** Start of Data provided **

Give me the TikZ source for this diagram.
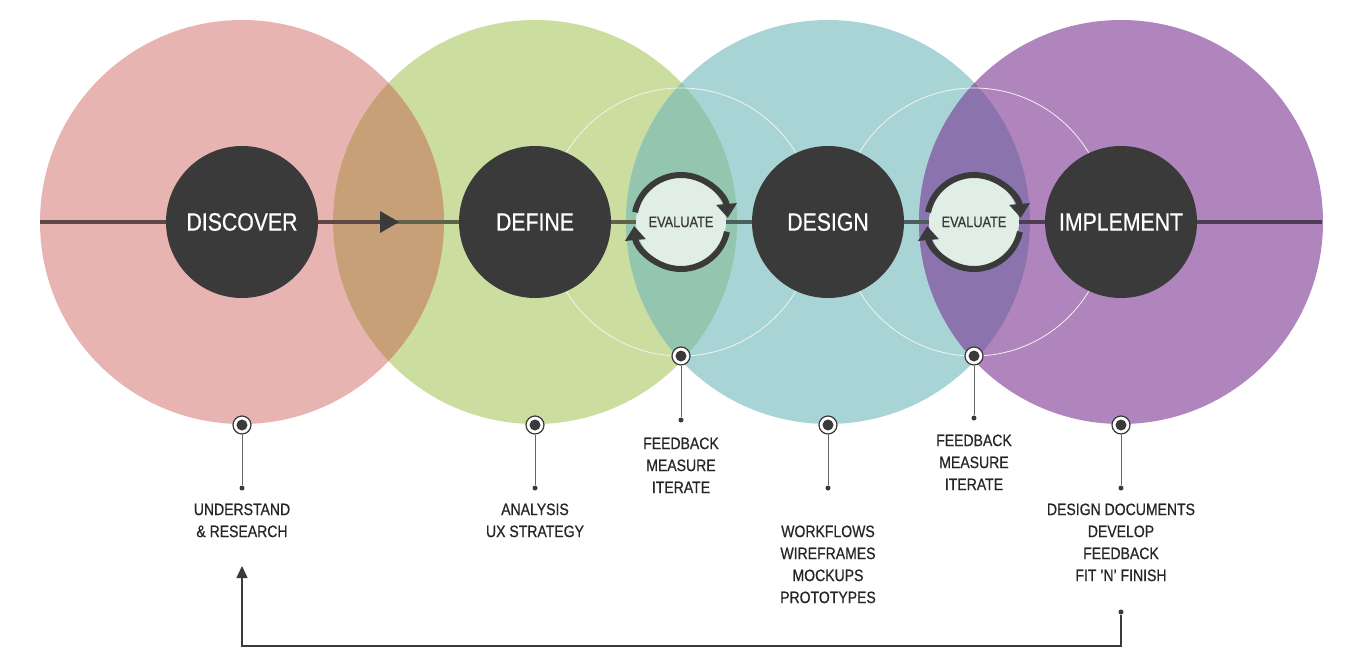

** End of Data provided **
** Start of Data provided **

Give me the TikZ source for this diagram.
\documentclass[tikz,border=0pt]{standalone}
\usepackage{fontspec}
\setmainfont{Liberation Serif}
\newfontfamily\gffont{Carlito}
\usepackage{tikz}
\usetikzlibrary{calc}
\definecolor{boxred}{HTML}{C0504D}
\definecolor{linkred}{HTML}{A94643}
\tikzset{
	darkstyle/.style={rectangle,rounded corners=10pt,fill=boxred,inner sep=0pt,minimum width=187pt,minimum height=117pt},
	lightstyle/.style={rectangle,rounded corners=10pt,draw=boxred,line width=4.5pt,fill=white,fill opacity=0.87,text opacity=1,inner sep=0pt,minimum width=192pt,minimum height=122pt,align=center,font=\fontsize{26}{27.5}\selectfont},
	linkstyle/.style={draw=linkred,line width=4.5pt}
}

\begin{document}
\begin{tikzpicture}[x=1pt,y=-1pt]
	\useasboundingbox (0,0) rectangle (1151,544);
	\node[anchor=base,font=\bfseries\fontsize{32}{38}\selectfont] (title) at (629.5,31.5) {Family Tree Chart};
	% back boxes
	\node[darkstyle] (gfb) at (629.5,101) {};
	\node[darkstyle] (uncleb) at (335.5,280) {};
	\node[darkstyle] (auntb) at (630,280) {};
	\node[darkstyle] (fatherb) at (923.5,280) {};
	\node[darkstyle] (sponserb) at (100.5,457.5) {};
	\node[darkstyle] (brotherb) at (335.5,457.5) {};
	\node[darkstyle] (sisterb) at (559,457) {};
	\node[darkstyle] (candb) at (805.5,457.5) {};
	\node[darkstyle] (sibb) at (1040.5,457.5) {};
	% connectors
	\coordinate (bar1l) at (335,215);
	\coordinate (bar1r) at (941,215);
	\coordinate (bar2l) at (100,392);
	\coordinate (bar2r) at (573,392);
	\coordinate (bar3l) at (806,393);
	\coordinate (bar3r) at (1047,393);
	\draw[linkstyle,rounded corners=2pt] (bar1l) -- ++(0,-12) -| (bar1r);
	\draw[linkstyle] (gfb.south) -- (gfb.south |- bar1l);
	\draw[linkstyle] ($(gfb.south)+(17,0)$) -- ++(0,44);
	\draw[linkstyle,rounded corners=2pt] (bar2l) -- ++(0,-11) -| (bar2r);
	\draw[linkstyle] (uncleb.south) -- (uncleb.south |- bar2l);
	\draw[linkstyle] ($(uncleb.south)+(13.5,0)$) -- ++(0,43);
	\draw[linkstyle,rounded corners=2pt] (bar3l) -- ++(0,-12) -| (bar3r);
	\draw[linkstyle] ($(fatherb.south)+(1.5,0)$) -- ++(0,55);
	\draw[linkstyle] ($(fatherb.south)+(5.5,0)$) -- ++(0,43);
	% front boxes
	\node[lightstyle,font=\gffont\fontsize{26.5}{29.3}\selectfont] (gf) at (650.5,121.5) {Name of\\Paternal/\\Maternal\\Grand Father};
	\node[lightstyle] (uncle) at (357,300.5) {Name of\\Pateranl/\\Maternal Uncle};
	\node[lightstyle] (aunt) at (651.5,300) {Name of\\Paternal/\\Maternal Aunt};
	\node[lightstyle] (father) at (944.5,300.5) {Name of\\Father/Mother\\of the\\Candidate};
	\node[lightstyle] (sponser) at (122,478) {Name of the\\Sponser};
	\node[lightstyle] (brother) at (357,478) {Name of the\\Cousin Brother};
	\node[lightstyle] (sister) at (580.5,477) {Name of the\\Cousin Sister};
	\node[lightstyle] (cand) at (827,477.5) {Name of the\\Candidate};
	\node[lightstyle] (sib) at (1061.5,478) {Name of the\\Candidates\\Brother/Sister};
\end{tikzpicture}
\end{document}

** End of Data provided **
** Start of Data provided **

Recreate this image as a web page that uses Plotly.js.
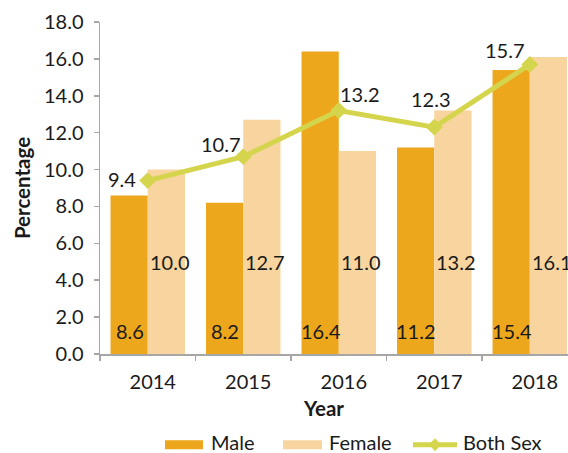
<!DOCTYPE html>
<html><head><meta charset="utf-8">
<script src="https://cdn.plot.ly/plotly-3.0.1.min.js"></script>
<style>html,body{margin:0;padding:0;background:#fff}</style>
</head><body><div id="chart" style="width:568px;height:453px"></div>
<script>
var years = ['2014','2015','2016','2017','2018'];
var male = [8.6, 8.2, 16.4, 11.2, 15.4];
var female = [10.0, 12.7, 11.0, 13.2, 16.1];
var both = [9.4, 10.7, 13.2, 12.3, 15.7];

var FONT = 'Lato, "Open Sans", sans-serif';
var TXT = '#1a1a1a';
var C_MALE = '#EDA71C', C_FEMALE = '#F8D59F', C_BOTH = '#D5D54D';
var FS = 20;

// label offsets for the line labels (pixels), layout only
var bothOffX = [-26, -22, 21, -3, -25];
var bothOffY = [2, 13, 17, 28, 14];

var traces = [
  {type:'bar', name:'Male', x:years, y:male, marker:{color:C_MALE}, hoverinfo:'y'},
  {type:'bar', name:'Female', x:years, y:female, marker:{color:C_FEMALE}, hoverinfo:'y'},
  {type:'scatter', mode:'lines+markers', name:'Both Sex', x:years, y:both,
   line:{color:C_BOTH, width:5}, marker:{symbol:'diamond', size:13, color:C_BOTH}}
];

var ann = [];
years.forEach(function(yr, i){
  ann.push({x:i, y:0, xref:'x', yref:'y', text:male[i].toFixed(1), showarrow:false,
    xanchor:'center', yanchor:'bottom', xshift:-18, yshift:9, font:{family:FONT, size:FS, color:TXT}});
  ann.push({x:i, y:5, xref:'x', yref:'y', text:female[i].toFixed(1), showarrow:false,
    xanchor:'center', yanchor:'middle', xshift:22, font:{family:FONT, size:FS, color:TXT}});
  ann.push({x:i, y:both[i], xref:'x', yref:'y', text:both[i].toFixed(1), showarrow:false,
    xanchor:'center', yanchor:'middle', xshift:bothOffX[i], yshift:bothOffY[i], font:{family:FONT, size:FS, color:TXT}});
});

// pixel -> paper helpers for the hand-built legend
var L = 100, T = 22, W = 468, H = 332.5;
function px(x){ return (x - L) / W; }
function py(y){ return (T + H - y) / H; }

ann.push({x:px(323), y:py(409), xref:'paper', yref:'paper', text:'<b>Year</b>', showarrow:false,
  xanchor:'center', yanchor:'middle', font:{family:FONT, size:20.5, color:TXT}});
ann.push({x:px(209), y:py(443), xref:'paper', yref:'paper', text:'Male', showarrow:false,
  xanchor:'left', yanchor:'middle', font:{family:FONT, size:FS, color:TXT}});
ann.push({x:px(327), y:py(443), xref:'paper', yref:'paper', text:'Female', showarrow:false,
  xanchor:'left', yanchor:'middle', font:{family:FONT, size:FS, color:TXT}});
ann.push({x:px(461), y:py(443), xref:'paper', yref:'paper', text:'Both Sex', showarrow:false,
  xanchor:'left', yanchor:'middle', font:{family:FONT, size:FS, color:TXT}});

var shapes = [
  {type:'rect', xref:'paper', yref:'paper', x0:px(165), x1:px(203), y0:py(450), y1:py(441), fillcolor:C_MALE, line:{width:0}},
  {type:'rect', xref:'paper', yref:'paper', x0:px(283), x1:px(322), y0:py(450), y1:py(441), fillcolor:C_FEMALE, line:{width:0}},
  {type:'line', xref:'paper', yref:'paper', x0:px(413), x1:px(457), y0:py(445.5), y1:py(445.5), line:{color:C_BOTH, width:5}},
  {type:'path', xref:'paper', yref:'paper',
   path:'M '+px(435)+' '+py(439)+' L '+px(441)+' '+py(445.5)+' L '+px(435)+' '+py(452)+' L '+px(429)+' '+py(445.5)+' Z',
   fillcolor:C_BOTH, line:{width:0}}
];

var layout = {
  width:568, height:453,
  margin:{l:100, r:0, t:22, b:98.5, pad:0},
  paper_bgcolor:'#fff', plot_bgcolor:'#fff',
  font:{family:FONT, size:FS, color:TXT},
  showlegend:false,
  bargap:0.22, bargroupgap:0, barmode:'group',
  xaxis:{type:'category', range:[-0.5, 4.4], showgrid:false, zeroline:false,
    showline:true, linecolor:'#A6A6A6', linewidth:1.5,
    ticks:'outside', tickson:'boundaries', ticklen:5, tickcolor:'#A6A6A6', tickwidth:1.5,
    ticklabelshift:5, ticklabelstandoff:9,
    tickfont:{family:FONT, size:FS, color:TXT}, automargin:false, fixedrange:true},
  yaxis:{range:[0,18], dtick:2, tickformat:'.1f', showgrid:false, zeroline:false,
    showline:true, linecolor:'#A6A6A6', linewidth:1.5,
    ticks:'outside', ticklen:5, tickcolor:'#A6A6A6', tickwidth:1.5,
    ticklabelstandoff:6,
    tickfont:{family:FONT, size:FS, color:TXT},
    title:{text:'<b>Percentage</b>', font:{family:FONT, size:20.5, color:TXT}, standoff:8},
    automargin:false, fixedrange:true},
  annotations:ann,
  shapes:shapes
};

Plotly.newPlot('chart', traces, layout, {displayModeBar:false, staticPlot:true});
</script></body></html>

** End of Data provided **

### Required task
Pull out only the lines from the one with "Recreate this image" up to and including the one with "var FS = 20;", and drop any pictures along the way.

### Completed exercise
Recreate this image as a web page that uses Plotly.js.
<!DOCTYPE html>
<html><head><meta charset="utf-8">
<script src="https://cdn.plot.ly/plotly-3.0.1.min.js"></script>
<style>html,body{margin:0;padding:0;background:#fff}</style>
</head><body><div id="chart" style="width:568px;height:453px"></div>
<script>
var years = ['2014','2015','2016','2017','2018'];
var male = [8.6, 8.2, 16.4, 11.2, 15.4];
var female = [10.0, 12.7, 11.0, 13.2, 16.1];
var both = [9.4, 10.7, 13.2, 12.3, 15.7];

var FONT = 'Lato, "Open Sans", sans-serif';
var TXT = '#1a1a1a';
var C_MALE = '#EDA71C', C_FEMALE = '#F8D59F', C_BOTH = '#D5D54D';
var FS = 20;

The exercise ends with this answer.